手書き離れが進む現代の若者たち
近年、手書きの重要性が薄れてきていると感じている人は多いのではないでしょうか。特に40代以下の世代においては、手書きの機会が明らかに減少し、世代共通の悩みとして「漢字を思い出せない」といった問題が浮上しています。株式会社クロス・マーケティングが実施した全国調査(2025年)により、この現象の実態が浮き彫りになりました。
調査の目的と方法
この調査は20歳から69歳までの男女を対象に、インターネットリサーチを用いて行われ、1,100の有効回答が収集されました。調査内容は「手書きに関するシーン」や「手書きの減少」など、現代の手書き習慣に関する多岐にわたる項目が含まれています。
手書き行為の実際
調査によれば、普段手書きをするという回答は79.4%に達しました。しかし、分けてみると20〜40代の世代では手書きをすることがほとんどないと感じている人が多く、特にデジタル化が進んだ影響が見られます。この世代では、実際に手書きをするイベントが日常のメモやスケジュールを記入することが多く、手帳やカレンダーに予定を書くことは全体の4割程度であることがわかりました。

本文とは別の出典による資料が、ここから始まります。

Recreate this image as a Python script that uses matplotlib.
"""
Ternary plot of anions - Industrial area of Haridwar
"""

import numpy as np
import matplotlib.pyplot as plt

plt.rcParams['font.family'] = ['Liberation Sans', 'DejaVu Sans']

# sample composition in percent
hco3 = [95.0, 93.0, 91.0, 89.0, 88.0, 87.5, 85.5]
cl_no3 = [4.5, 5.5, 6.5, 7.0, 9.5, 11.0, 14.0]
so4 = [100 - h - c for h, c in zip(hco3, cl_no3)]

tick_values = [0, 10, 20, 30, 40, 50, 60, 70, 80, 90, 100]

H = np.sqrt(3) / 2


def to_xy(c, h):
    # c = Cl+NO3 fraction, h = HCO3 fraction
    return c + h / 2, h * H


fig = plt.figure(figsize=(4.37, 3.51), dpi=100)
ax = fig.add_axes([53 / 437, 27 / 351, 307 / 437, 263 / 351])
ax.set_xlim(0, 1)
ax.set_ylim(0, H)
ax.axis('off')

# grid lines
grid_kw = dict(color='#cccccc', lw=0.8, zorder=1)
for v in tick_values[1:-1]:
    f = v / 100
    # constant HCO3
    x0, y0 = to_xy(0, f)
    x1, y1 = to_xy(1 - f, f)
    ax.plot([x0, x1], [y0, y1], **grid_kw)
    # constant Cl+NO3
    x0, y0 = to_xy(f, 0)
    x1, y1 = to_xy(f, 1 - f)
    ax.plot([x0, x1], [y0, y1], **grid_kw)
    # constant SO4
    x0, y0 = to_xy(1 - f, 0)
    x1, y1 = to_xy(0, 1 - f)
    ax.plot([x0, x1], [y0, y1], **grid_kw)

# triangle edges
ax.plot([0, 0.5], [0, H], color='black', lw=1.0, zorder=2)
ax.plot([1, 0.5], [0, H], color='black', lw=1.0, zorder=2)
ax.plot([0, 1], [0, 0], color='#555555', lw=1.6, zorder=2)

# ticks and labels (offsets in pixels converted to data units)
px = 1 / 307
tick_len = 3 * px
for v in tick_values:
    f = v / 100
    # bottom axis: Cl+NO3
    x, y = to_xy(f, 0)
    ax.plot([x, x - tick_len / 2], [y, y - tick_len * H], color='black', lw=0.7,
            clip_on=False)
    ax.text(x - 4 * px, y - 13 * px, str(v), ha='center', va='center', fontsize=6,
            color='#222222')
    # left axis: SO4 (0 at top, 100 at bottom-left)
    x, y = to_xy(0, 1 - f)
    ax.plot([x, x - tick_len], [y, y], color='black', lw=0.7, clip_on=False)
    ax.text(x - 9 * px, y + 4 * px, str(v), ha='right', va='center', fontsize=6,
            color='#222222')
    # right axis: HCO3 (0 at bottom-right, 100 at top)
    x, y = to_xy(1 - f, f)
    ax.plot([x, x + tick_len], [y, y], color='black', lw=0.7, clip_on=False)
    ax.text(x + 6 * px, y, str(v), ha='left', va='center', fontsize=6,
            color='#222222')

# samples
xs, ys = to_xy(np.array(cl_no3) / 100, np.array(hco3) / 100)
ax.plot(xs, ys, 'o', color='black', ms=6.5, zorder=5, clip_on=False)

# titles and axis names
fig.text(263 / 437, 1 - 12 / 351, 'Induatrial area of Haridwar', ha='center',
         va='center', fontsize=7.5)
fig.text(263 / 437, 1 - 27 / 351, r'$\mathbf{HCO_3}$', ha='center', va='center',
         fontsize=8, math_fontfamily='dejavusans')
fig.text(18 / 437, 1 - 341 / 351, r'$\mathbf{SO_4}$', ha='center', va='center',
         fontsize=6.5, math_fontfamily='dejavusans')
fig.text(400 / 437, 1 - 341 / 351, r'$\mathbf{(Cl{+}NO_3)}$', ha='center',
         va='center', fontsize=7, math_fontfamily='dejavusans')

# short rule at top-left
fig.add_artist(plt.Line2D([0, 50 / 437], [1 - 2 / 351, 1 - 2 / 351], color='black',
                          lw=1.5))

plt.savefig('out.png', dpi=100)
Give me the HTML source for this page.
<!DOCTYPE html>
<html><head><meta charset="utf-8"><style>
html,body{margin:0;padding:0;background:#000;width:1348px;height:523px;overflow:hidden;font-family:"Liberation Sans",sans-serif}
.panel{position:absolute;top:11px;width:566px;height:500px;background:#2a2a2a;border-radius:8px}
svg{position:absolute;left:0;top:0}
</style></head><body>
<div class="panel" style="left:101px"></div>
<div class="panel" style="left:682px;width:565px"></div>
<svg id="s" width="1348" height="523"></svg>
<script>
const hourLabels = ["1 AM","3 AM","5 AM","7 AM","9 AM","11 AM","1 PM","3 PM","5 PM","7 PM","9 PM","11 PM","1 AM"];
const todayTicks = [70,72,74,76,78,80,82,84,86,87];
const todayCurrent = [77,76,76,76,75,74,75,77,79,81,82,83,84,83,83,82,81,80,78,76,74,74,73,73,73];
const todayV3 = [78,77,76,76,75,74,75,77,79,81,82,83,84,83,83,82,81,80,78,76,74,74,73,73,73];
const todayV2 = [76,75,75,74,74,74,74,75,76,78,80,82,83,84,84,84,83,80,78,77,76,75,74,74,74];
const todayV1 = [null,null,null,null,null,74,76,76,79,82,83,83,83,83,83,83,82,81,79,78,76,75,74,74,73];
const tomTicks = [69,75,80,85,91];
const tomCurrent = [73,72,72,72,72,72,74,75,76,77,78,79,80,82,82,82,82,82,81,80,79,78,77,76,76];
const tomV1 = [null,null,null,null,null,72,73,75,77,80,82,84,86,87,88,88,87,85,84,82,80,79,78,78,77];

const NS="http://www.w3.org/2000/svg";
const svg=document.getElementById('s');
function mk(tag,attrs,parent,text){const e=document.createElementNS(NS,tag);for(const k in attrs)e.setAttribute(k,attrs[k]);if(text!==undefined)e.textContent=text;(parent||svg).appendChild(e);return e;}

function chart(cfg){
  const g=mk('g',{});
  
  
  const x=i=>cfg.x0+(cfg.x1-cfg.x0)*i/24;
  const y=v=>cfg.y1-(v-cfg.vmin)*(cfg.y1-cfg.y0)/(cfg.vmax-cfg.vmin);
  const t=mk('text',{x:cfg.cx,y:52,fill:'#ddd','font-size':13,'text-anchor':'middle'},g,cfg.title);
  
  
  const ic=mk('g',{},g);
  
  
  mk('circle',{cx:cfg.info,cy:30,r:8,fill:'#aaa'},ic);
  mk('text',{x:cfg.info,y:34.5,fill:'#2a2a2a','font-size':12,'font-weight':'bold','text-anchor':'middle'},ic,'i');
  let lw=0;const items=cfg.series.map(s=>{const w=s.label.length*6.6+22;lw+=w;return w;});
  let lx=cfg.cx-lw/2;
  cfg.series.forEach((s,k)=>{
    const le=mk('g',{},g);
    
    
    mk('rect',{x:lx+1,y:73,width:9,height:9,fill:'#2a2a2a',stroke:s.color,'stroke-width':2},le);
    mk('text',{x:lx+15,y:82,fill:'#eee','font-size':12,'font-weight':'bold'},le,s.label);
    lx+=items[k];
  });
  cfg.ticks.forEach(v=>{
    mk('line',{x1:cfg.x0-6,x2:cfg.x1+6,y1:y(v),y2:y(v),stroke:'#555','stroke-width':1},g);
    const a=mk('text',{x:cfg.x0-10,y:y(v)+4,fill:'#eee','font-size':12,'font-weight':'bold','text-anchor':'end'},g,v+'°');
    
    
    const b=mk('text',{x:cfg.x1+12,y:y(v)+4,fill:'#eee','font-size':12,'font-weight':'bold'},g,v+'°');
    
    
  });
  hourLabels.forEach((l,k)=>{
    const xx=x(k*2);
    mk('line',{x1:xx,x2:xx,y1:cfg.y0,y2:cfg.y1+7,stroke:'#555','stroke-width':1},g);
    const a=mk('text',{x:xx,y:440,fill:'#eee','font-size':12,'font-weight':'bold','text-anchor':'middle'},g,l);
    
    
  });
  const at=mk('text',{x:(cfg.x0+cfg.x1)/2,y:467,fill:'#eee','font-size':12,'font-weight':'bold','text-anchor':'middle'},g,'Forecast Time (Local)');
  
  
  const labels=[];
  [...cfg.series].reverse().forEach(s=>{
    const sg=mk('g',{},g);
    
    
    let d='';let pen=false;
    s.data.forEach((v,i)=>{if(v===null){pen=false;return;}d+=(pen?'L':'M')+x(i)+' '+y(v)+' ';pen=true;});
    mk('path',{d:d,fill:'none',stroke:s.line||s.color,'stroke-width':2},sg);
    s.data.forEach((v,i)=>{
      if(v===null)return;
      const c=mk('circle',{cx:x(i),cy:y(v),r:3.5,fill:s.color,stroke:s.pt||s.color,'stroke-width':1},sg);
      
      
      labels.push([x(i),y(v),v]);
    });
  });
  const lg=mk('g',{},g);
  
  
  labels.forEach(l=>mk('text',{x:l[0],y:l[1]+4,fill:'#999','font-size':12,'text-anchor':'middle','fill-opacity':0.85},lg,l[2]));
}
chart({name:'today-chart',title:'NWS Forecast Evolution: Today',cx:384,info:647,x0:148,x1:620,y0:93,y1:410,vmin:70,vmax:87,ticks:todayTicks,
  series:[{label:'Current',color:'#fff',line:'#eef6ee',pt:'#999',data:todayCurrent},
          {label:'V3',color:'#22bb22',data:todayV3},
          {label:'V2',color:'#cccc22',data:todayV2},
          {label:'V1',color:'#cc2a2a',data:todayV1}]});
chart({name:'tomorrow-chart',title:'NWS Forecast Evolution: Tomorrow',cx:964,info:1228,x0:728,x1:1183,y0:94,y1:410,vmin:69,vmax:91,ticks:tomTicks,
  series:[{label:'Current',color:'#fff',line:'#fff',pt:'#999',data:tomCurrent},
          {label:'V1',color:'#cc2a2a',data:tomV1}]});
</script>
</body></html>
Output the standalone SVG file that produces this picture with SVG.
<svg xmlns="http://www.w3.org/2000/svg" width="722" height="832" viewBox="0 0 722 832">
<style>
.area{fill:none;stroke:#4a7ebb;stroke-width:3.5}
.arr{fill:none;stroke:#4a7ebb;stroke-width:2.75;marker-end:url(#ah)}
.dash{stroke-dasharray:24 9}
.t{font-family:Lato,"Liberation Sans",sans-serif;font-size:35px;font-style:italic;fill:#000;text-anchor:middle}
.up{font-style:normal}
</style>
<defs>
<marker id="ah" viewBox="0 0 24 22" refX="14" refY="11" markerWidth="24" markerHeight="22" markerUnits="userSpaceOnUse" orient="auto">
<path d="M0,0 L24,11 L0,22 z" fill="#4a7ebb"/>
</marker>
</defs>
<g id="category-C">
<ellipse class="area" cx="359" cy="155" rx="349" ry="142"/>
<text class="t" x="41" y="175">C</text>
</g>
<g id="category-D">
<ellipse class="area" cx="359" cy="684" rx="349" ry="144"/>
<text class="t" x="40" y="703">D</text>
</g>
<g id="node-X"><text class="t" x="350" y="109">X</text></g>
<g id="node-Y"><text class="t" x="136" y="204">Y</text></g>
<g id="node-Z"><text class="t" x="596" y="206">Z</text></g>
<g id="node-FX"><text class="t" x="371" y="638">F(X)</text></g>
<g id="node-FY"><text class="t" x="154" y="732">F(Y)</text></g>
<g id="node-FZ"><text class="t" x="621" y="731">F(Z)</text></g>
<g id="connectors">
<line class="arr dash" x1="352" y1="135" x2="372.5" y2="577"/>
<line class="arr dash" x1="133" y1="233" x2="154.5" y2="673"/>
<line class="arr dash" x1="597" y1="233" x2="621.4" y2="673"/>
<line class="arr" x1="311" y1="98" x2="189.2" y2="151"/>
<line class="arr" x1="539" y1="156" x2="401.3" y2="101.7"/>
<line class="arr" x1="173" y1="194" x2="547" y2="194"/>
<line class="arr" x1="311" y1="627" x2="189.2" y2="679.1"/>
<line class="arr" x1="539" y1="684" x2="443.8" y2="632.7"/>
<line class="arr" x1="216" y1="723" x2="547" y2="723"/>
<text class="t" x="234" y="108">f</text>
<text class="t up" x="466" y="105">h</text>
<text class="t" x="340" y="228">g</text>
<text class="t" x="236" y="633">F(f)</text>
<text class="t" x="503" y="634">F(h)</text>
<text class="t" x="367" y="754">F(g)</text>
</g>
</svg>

一方、50〜60代の人々は、日常的に手書きが根付いているため、電話中にメモを取ったり、買い物の際にリストを作ることが一般的です。これは年齢が上がるにつれ、手書きの習慣が維持されていることを示しています。
手書きが減ったという意識
手書きが減ったと感じるシーンでは、「手紙を書く」「手帳やカレンダーに予定を書く」といった項目が特徴的です。特に「手紙を書く」という行為は、50〜60代の間で顕著に減少していることが調査結果から明らかになりました。
自分の手書きが気になる瞬間
自分の手書きについて気にする際のシチュエーションで多かったのは、「年賀状や手紙の宛名」や「ご祝儀袋・香典袋の表書き」でした。特にこういったシーンは年齢が上がるにつれ、より気にされる傾向があります。
漢字の記憶に関する悩み
調査結果の中で際立ったのが、「最近漢字を思い出せない」という意識です。この割合は全体で48.5%を占め、年代問わず1位の悩みとして浮上しました。20代では35.0%、60代では64.1%と、年齢が上がるにつれてその傾向が顕著になるため、デジタル社会の影響を実感せざるを得ません。
筆記用具の購入行動
筆記用具の購入場所についても興味深い結果が得られました。全体として「価格均一ショップ」「文房具専門店」「総合スーパー・スーパーマーケット」が上位を占めています。50〜60代では価格均一ショップへの依存が高く、20代では本屋が人気です。
まとめ
今や手書きは過去のものとなりつつあるのかもしれません。しかし、自分の字に価値を感じること、漢字を思い出そうとする努力こそが、手書き文化を継承する可能性を秘めているのではないでしょうか。デジタル化が進むこの時代、手書きの重要性を再認識し、伝統を守る努力をしていきたいものです。